Clearly, such firms find themselves in somewhat of a binary position: either they sell some of their ETH over time and reduce the comparative demand-side liquidity progressively over a period of a few weeks, thereby decreasing their own balance sheet wealth, or they sell directly into the market all at once in chunks and, instead of cashing out entirely into USD or some other FIAT, the newly-minted decentralists reinvest into the Crypto market at a more diversified, opportune point.

The latter appears to have at least been part of the strategy of firms such as Bancor and digital exchange Poloniex.

If you compare the correlations between the various headline factors of the Top 10 risers at the end of the past week, you see there is virtually no correlation at all between them insofar as market capitalisation, price, units or even percentage rate of change is concerned. Where there is huge correlation however is in the positioning of such assets on the leaderboard. Specifically,  75% of them are less than 20 places away from 67th place.

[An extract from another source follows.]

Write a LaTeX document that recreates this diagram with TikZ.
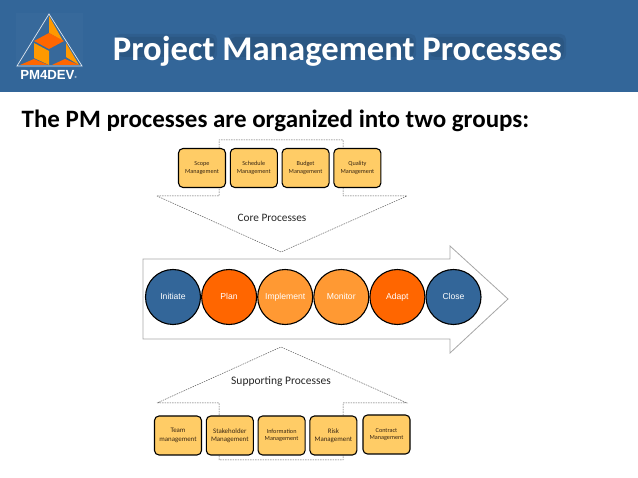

Clearly, the ICO beneficiaries are stashing money into a very specific pocket of the market – somewhere under 100th place but over 50th place on the leaderboard. It is here that many coins such as Peercoin are lurking about (which I have written about in the context of ICOs before, pointing out how it was an ideal post-ICO beneficiary asset). Peercoin, Namecoin, Reddcoin (which has a big jump only recently), replete with thriving user communities and vintage Blockchain networks dating back to 2013-14 are to be found in this exact bracket in fact.

For an investor trying to offset the “network risk” of ETH, such bets make perfect sense – they provide diversification away from events like those caused by the rampant selling, and focus capital instead on assets with wider rims of price stability that still have a lot of room left to improve.